Third, Professor Juan Cole describes this Sunni protest of the Saddam execution as:

"Folks, this is very bad news. The Askariyah Shrine (it isn't just a mosque) is associated with the Hidden Twelfth Imam, who is expected by Shiites to appear at the end of time to restore the world to justice. (For them, the Imam Mahdi is sort of like the second coming of Christ for Christians). The Muqtada al-Sadr movement is millenarian and believes he will reveal himself at any moment.

The centrality of the cult of the Twelfth Imam, a direct descendant of the Prophet Muhammad who is said to have vanished in 873 AD, helps explain why the bombing of the Golden Dome on February 21 of 2006 set off a frenzy of Shiite, Sadrist attacks on Sunni Arabs. Last February, stuck in a Phoenix hotel because of a missed flight and without an internet connection for my laptop, I blogged from my Treo that it was an apocalyptic day. Sadly, it was, kicking off a frenzy of sectarian violence that has grown each subsequent month.
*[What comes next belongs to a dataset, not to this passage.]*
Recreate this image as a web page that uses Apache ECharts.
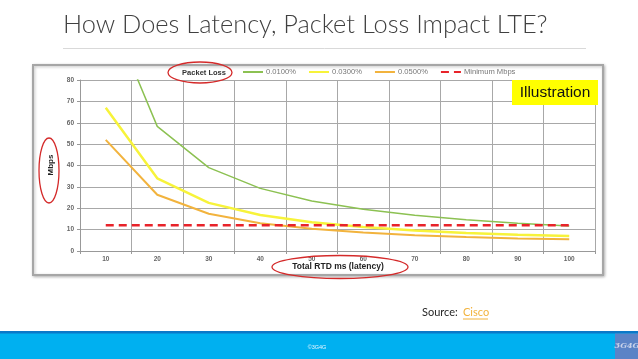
<!DOCTYPE html>
<html>
<head>
<meta charset="utf-8">
<script src="https://cdn.jsdelivr.net/npm/echarts@6/dist/echarts.min.js"></script>
<style>
html,body{margin:0;padding:0;background:#fff;}
#c{width:638px;height:359px;}
</style>
</head>
<body>
<div id="c"></div>
<script>
const categories = ['10','20','30','40','50','60','70','80','90','100'];
const loss0100 = [116, 58.3, 39, 29.3, 23.4, 19.5, 16.7, 14.6, 13, 11.7];
const loss0300 = [67, 34, 22.5, 16.8, 13.4, 11.2, 9.6, 8.4, 7.6, 7];
const loss0500 = [52, 26.3, 17.4, 13, 10.4, 8.7, 7.4, 6.5, 5.9, 5.5];
const minimumMbps = [12, 12, 12, 12, 12, 12, 12, 12, 12, 12];
const seriesNames = ['0.0100%', '0.0300%', '0.0500%', 'Minimum Mbps'];
const yTicks = { min: 0, max: 80, interval: 10 };

const chart = echarts.init(document.getElementById('c'), null, {renderer: 'canvas'});
const sansFont = 'Liberation Sans, Arial, sans-serif';
const option = {
  backgroundColor: '#ffffff',
  animation: false,
  grid: { left: 80, top: 80, width: 515, height: 171, containLabel: false },
  legend: {
    left: 242, top: 68, padding: 0,
    itemWidth: 20, itemHeight: 8, itemGap: 12,
    itemStyle: { opacity: 0 },
    textStyle: { fontFamily: sansFont, fontSize: 7.6, color: '#777', padding: [0,0,0,-2] },
    data: seriesNames
  },
  xAxis: {
    type: 'category',
    data: categories,
    boundaryGap: true,
    axisLine: { show: true, lineStyle: { color: '#999', width: 1 } },
    axisTick: { show: true, length: 3, lineStyle: { color: '#999' } },
    axisLabel: { fontFamily: sansFont, fontSize: 6.5, fontWeight: 'bold', color: '#666', margin: 5 },
    splitLine: { show: true, lineStyle: { color: '#a8a8a8', width: 1 } }
  },
  yAxis: {
    type: 'value',
    min: yTicks.min, max: yTicks.max, interval: yTicks.interval,
    axisLine: { show: true, lineStyle: { color: '#999', width: 1 } },
    axisTick: { show: true, length: 3, lineStyle: { color: '#999' } },
    axisLabel: { fontFamily: sansFont, fontSize: 6.5, fontWeight: 'bold', color: '#666', margin: 6 },
    splitLine: { show: true, lineStyle: { color: '#a8a8a8', width: 1 } }
  },
  series: [
    { name: seriesNames[0], type: 'line', data: loss0100, symbol: 'none', smooth: false,
      lineStyle: { color: '#8cc152', width: 1.5 }, itemStyle: { color: '#8cc152' }, z: 3 },
    { name: seriesNames[1], type: 'line', data: loss0300, symbol: 'none',
      lineStyle: { color: '#f7f33a', width: 2.5 }, itemStyle: { color: '#f7f33a' }, z: 3 },
    { name: seriesNames[2], type: 'line', data: loss0500, symbol: 'none',
      lineStyle: { color: '#f2b33d', width: 2 }, itemStyle: { color: '#f2b33d' }, z: 3 },
    { name: seriesNames[3], type: 'line', data: minimumMbps, symbol: 'none',
      lineStyle: { color: '#e8232a', width: 2.5, type: [8, 5] }, itemStyle: { color: '#e8232a' }, z: 4 }
  ],
  graphic: [
    // title
    { type: 'text', left: 63, top: 12, z: 10,
      style: { text: 'How Does Latency, Packet Loss Impact LTE?', fontFamily: 'Lato, Open Sans, sans-serif', fontWeight: 300, fontSize: 25.4, fill: '#404040' } },
    { type: 'line', z: 10, shape: { x1: 63, y1: 48.5, x2: 586, y2: 48.5 }, style: { stroke: '#d9d9d9', lineWidth: 1 } },
    // chart frame
    { type: 'rect', z: -1, shape: { x: 33, y: 65, width: 570, height: 210 },
      style: { fill: '#ffffff', stroke: '#a6a6a6', lineWidth: 2, shadowBlur: 3, shadowColor: 'rgba(0,0,0,0.25)', shadowOffsetX: 1, shadowOffsetY: 1 } },
    // Packet Loss label + ellipse
    { type: 'text', z: 10, x: 204, y: 72.5,
      style: { text: 'Packet Loss', fontFamily: sansFont, fontWeight: 'bold', fontSize: 7.5, fill: '#333', align: 'center', verticalAlign: 'middle' } },
    { type: 'ellipse', z: 10, shape: { cx: 200, cy: 72.5, rx: 32, ry: 10.5 }, style: { fill: 'none', stroke: '#d42a2a', lineWidth: 1.3 } },
    // Mbps label + ellipse
    { type: 'text', z: 10, x: 51, y: 165, rotation: Math.PI / 2,
      style: { text: 'Mbps', fontFamily: sansFont, fontWeight: 'bold', fontSize: 8, fill: '#222', align: 'center', verticalAlign: 'middle' } },
    { type: 'ellipse', z: 10, shape: { cx: 49, cy: 170.5, rx: 10, ry: 32.5 }, style: { fill: 'none', stroke: '#d42a2a', lineWidth: 1.3 } },
    // X axis name + ellipse
    { type: 'text', z: 10, x: 338, y: 267,
      style: { text: 'Total RTD ms (latency)', fontFamily: sansFont, fontWeight: 'bold', fontSize: 8.5, fill: '#222', align: 'center', verticalAlign: 'middle' } },
    { type: 'ellipse', z: 10, shape: { cx: 340, cy: 267, rx: 68, ry: 11.5 }, style: { fill: 'none', stroke: '#d42a2a', lineWidth: 1.3 } },
    // Illustration box
    { type: 'rect', z: 10, shape: { x: 512, y: 80, width: 86, height: 25 }, style: { fill: '#ffff00' } },
    { type: 'text', z: 11, x: 555, y: 93,
      style: { text: 'Illustration', fontFamily: sansFont, fontSize: 15.5, fill: '#111', align: 'center', verticalAlign: 'middle' } },
    // Source
    { type: 'text', z: 10, x: 422, y: 312,
      style: { text: 'Source:', fontFamily: 'Lato, Open Sans, sans-serif', fontSize: 11, fill: '#262626', verticalAlign: 'middle' } },
    { type: 'text', z: 10, x: 463, y: 312,
      style: { text: 'Cisco', fontFamily: 'Lato, Open Sans, sans-serif', fontSize: 11, fill: '#f2b33d', verticalAlign: 'middle' } },
    { type: 'line', z: 10, shape: { x1: 463, y1: 319, x2: 488, y2: 319 }, style: { stroke: '#f2b33d', lineWidth: 1 } },
    // footer
    { type: 'rect', z: 10, shape: { x: 0, y: 332, width: 638, height: 27 }, style: { fill: '#00b0f0' } },
    { type: 'rect', z: 10, shape: { x: 0, y: 331, width: 638, height: 2.5 }, style: { fill: '#0a78c8' } },
    { type: 'rect', z: 11, shape: { x: 615, y: 333.5, width: 23, height: 25.5 }, style: { fill: '#5b83c6' } },
    { type: 'text', z: 12, x: 317, y: 347,
      style: { text: '©3G4G', fontFamily: sansFont, fontSize: 5.5, fill: '#e6f6ff', align: 'center', verticalAlign: 'middle' } },
    { type: 'text', z: 12, x: 627, y: 346,
      style: { text: '3G4G', fontFamily: 'DejaVu Serif, serif', fontStyle: 'italic', fontWeight: 'bold', fontSize: 8, fill: '#c9d3ea', align: 'center', verticalAlign: 'middle' } }
  ]
};
chart.setOption(option);
</script>
</body>
</html>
For Sunni Arabs to parade a symbolic coffin of Saddam through the ruins of the Askariya shrine won't be exactly good for social peace in Iraq. Can't that site be properly guarded or something?

Al-Hayat reports in Arabic that hundreds of demonstrators marched in Dur, near Tikrit on Monday, protesting the execution of Saddam Hussein. Young men carried machine guns and fired them in the air, chanting "Muqtada, you coward," and "Hakim! Yellow-belly! Agent of the Americans!" They unveiled an enormous mosaic of Saddam Hussein inscribed, "The Martry-Hero."

There was also a demonstration in the northern Baghdad district of Adhamiya, at which protesters shouted condemnations of Muqtada al-Sadr, according to al-Zaman. Some of those present at Saddam's execution shouted "Muqtada, Muqtada, Muqtada!" Saddam mocked them, asking if this was their sign of manliness. (Personally, I believe this is Saddam's reference to rumors in Iraq that Muqtada's wife left him, saying that he is actually gay. He is saying that chanting Muqtada's name is a sign that they are also not real men.)"


(To get to Cole's comment, scroll down to the "Tuesday, Jan. 2" entry)

Bottom Line: If Baer is correct that "most Sunnis fear that Ayatollah Sadr's dream of an Iraqi Shi'a Islamic republic has already come true" and Cole is correct that the Sunni break-in/ coffin protest at the "badly damaged Shiite Golden Dome mosque" is "very bad news" and not "exactly good for social peace in Iraq," where do we really stand in Iraq? And what will the future look like?

Is there any hope of "victory" for an occupying power in the midst of this current and potentially worse future bloodshed? Of course, to the right, the answer is simple. The killing is not a sign of failure but a reason for hope. As Dean Barnett puts it, on Hugh Hewitt's blog, in a post entitled "A Moment of Savagery - Now a New Hope?:"

"The only answer, as it always has been, is to stamp out that savagery ferociously and totally. At the end of this war, Iraq must necessarily be composed of people who always wanted to live in peace and the one-time enemies of peace who have come to realize they have no other choice but to live in peace. How much killing will this take? That will depend on how many enemies of peace there are and how determined they are to live in a state of war."

In other words, we are assisting in killing off the "bad" Iraqis, even though 1 in 20, at least, has now been killed. Just a little more progress, Barnett believes, and the good Iraqis, the ones who want to live in peace, will be left and the mission will be accomplished.

Amazingly, Barnett concludes his paragraph above with this prediction:

"One thing's for certain - the more resolute we are, the less killing there will be."

We have a President who just recently dropped the theme of "stay the course" and now, when 1 in 20 Iraqis is dead in the post Saddam era, after the "liberation" if we just stay "resolute" Barnett somehow has the gall to predict that the killing will stop.

Barnett then concludes his piece with these words about the "best news" coming out of Iraq:

"The best news of the past few days actually wasn’t Saddam’s execution, even though Saddam facing justice (in spite of the primitive savagery of the execution itself) is something that every American can feel proud of. The even better news than Saddam’s death is that (according to the reliable Strategy Page), American and Iraqi forces have begun to make war on the Sadr militia."

The worse the news is, the more it is spun as "progress" by the increasingly isolated Bush cabal. One in 20 is already dead after the "liberation" and U.S. forces now attacking the Shiite leader's militia is considered "good news."

Kurt Vonnegut described the Decider playing with U.S. forces like a rich kid playing with toy soldiers. While the analogy is fitting, the killings are real and the future for Iraq, and our forces, is bleak and bloody.

Who will be the last to die for Bush's mistake?